The petition, promoted by the Salvando La Ventana collective, argues that the project would jeopardize one of the most important marine ecosystems in the Gulf of California and would affect the economic activities of communities such as Agua Amarga, El Sargento and La Ventana.
The project, authorized in 2016, involves the construction of more than 7,000 homes, almost 8,000 hotel rooms, a marina with 446 berthing positions, golf courses, an airstrip and desalination plants on the emblematic Punta Arena beach, on an area of 3,519 hectares.
“This would radically transform more than 13 kilometers of coastline into a mega-tourist city within an extremely fragile ecosystem,” they say in the petition.
The citizen mobilization came after the promoters began to relaunch the project through a first phase called Los Saguaros Marina Resort, after several years without visible progress.
Among the main concerns of its opponents are the effects that could be caused by the marina and desalination plants on the Cerralvo Island Canal, a marine biological corridor of great importance located in front of Punta Arena. According to monitoring carried out by the Orgcas organization, species such as blue whales, humpback whales, sperm whales, dolphins and orcas inhabit or transit the area, the latter using the area to breed and teach their young to hunt.
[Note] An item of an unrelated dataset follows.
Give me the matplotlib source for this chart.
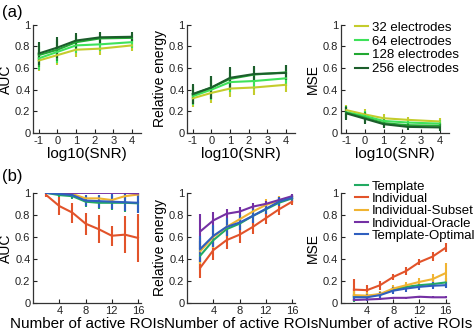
import numpy as np
import matplotlib.pyplot as plt

plt.rcParams['font.family'] = ['Liberation Sans', 'DejaVu Sans']

# ------------------ DATA ------------------
snr = [-1, 0, 1, 2.3, 4]
electrode_labels = ['32 electrodes', '64 electrodes', '128 electrodes', '256 electrodes']
electrode_colors = ['#c4cc2c', '#3ee25a', '#22a832', '#1c5e2c']

auc_snr = [
    [0.67, 0.72, 0.77, 0.78, 0.81],
    [0.69, 0.75, 0.81, 0.82, 0.84],
    [0.72, 0.77, 0.84, 0.875, 0.88],
    [0.735, 0.79, 0.855, 0.885, 0.89],
]
auc_snr_err = [
    [0.10, 0.09, 0.07, 0.06, 0.05],
    [0.11, 0.10, 0.07, 0.06, 0.05],
    [0.11, 0.10, 0.07, 0.05, 0.04],
    [0.11, 0.10, 0.07, 0.05, 0.04],
]
energy_snr = [
    [0.32, 0.37, 0.41, 0.42, 0.445],
    [0.34, 0.40, 0.47, 0.48, 0.505],
    [0.355, 0.42, 0.50, 0.54, 0.56],
    [0.36, 0.42, 0.51, 0.545, 0.555],
]
energy_snr_err = [
    [0.08, 0.09, 0.08, 0.07, 0.07],
    [0.08, 0.10, 0.09, 0.07, 0.07],
    [0.09, 0.11, 0.10, 0.07, 0.07],
    [0.09, 0.11, 0.10, 0.07, 0.07],
]
mse_snr = [
    [0.21, 0.17, 0.135, 0.12, 0.105],
    [0.19, 0.155, 0.11, 0.095, 0.085],
    [0.185, 0.14, 0.09, 0.07, 0.065],
    [0.18, 0.13, 0.08, 0.055, 0.05],
]
mse_snr_err = [
    [0.05, 0.05, 0.04, 0.03, 0.03],
    [0.05, 0.05, 0.04, 0.03, 0.03],
    [0.06, 0.05, 0.04, 0.03, 0.03],
    [0.06, 0.05, 0.04, 0.03, 0.03],
]

rois = [2, 4, 6, 8, 10, 12, 14, 16]
method_labels = ['Template', 'Individual', 'Individual-Subset', 'Individual-Oracle', 'Template-Optimal']
method_colors = ['#22aa62', '#e2532a', '#f0b432', '#7430a4', '#2f5fbf']

auc_roi = [
    [1.0, 0.98, 0.97, 0.92, 0.91, 0.91, 0.91, 0.905],
    [0.98, 0.88, 0.82, 0.72, 0.67, 0.61, 0.62, 0.59],
    [1.0, 1.0, 0.99, 0.95, 0.95, 0.935, 0.97, 0.985],
    [1.0, 1.0, 1.0, 1.0, 1.0, 1.0, 1.0, 0.995],
    [1.0, 0.99, 0.98, 0.93, 0.925, 0.92, 0.915, 0.91],
]
auc_roi_err = [
    [0.01, 0.02, 0.03, 0.05, 0.06, 0.07, 0.08, 0.09],
    [0.02, 0.08, 0.09, 0.10, 0.13, 0.09, 0.17, 0.22],
    [0.01, 0.01, 0.02, 0.03, 0.03, 0.04, 0.03, 0.02],
    [0.0, 0.0, 0.0, 0.0, 0.0, 0.0, 0.0, 0.01],
    [0.01, 0.02, 0.03, 0.05, 0.06, 0.07, 0.08, 0.09],
]
energy_roi = [
    [0.43, 0.57, 0.67, 0.72, 0.79, 0.85, 0.91, 0.95],
    [0.32, 0.48, 0.57, 0.62, 0.69, 0.77, 0.85, 0.92],
    [0.47, 0.60, 0.69, 0.76, 0.83, 0.89, 0.93, 0.96],
    [0.65, 0.75, 0.81, 0.83, 0.875, 0.90, 0.935, 0.97],
    [0.49, 0.61, 0.69, 0.73, 0.79, 0.855, 0.92, 0.955],
]
energy_roi_err = [
    [0.13, 0.10, 0.08, 0.08, 0.07, 0.05, 0.04, 0.03],
    [0.09, 0.09, 0.08, 0.08, 0.06, 0.05, 0.05, 0.03],
    [0.12, 0.10, 0.08, 0.07, 0.06, 0.05, 0.04, 0.03],
    [0.16, 0.08, 0.04, 0.04, 0.03, 0.03, 0.03, 0.02],
    [0.12, 0.10, 0.08, 0.07, 0.06, 0.05, 0.04, 0.03],
]
mse_roi = [
    [0.06, 0.06, 0.075, 0.12, 0.145, 0.16, 0.17, 0.185],
    [0.12, 0.115, 0.16, 0.235, 0.29, 0.37, 0.42, 0.50],
    [0.07, 0.065, 0.08, 0.13, 0.16, 0.19, 0.215, 0.27],
    [0.025, 0.03, 0.035, 0.045, 0.045, 0.055, 0.05, 0.05],
    [0.05, 0.05, 0.07, 0.11, 0.13, 0.145, 0.155, 0.16],
]
mse_roi_err = [
    [0.05, 0.03, 0.03, 0.03, 0.03, 0.04, 0.04, 0.04],
    [0.10, 0.05, 0.04, 0.03, 0.04, 0.03, 0.04, 0.04],
    [0.04, 0.03, 0.03, 0.03, 0.03, 0.04, 0.05, 0.09],
    [0.01, 0.01, 0.01, 0.01, 0.01, 0.01, 0.01, 0.01],
    [0.03, 0.03, 0.03, 0.03, 0.03, 0.03, 0.03, 0.03],
]
# ------------------------------------------


def style_axes(ax, xticks, xlim):
    ax.set_ylim(0, 1)
    ax.set_xlim(*xlim)
    ax.set_yticks([0, 0.2, 0.4, 0.6, 0.8, 1])
    ax.set_yticklabels(['0', '0.2', '0.4', '0.6', '0.8', '1'])
    ax.set_xticks(xticks)
    ax.set_xticklabels([str(t) for t in xticks])
    for s in ['top', 'right']:
        ax.spines[s].set_visible(False)
    for s in ['left', 'bottom']:
        ax.spines[s].set_color('#333333')
        ax.spines[s].set_linewidth(0.9)
    ax.tick_params(direction='in', length=3, width=0.8, labelsize=8, pad=2,
                   colors='#222222')


def draw_panel(ax, x, ys, errs, colors, labels):
    handles = []
    for y, e, c, lab in zip(ys, errs, colors, labels):
        cont = ax.errorbar(x, y, yerr=e, color=c, lw=1.5, elinewidth=1.5, capsize=0, label=lab)
        handles.append(cont[0])
    return handles


fig = plt.figure(figsize=(4.74, 3.32), dpi=100)
lefts = [0.070, 0.395, 0.719]
w = 0.228
top_row = [fig.add_axes([l, 0.600, w, 0.325]) for l in lefts]
bot_row = [fig.add_axes([l, 0.088, w, 0.331]) for l in lefts]

ylabels = ['AUC', 'Relative energy', 'MSE']

for ax, ys, es, yl in zip(top_row, [auc_snr, energy_snr, mse_snr],
                          [auc_snr_err, energy_snr_err, mse_snr_err], ylabels):
    top_handles = draw_panel(ax, snr, ys, es, electrode_colors, electrode_labels)
    style_axes(ax, [-1, 0, 1, 2, 3, 4], (-1.3, 4.5))
    ax.set_xlabel('log10(SNR)', fontsize=11, labelpad=1)
    ax.set_ylabel(yl, fontsize=10)
    ax.yaxis.set_label_coords(-0.19, 0.5)

for ax, ys, es, yl in zip(bot_row, [auc_roi, energy_roi, mse_roi],
                          [auc_roi_err, energy_roi_err, mse_roi_err], ylabels):
    bot_handles = draw_panel(ax, rois, ys, es, method_colors, method_labels)
    style_axes(ax, [4, 8, 12, 16], (0, 16.5))
    ax.set_xlabel('Number of active ROIs', fontsize=11, labelpad=1)
    ax.set_ylabel(yl, fontsize=10)
    ax.yaxis.set_label_coords(-0.19, 0.5)

top_row[2].legend(top_handles, electrode_labels, loc='upper left',
                  bbox_to_anchor=(0.08, 1.08), frameon=False,
                  fontsize=9.5, handlelength=1.0, handletextpad=0.3,
                  labelspacing=0.12, borderaxespad=0)
bot_row[2].legend(bot_handles, method_labels, loc='upper left',
                  bbox_to_anchor=(0.08, 1.16), frameon=False,
                  fontsize=9.5, handlelength=1.0, handletextpad=0.3,
                  labelspacing=0.0, borderaxespad=0)

fig.text(0.005, 0.985, '(a)', fontsize=12, va='top')
fig.text(0.005, 0.49, '(b)', fontsize=12, va='top')

fig.savefig('out.png', dpi=100)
The construction of the marina would involve dredging and modifications to marine currents, while desalination plants would extract 14.5 million gallons of seawater per day and generate nearly 8 million gallons of concentrated brine, which would be discharged back to the Gulf of California.
The campaign's sponsors also warn that development could jeopardize traditional access to the sea and the economic model based on fishing and nature tourism on which communities such as Agua Amarga, La Ventana, El Sargento, Los Planes, Boca del Álamo and El Cardonal depend.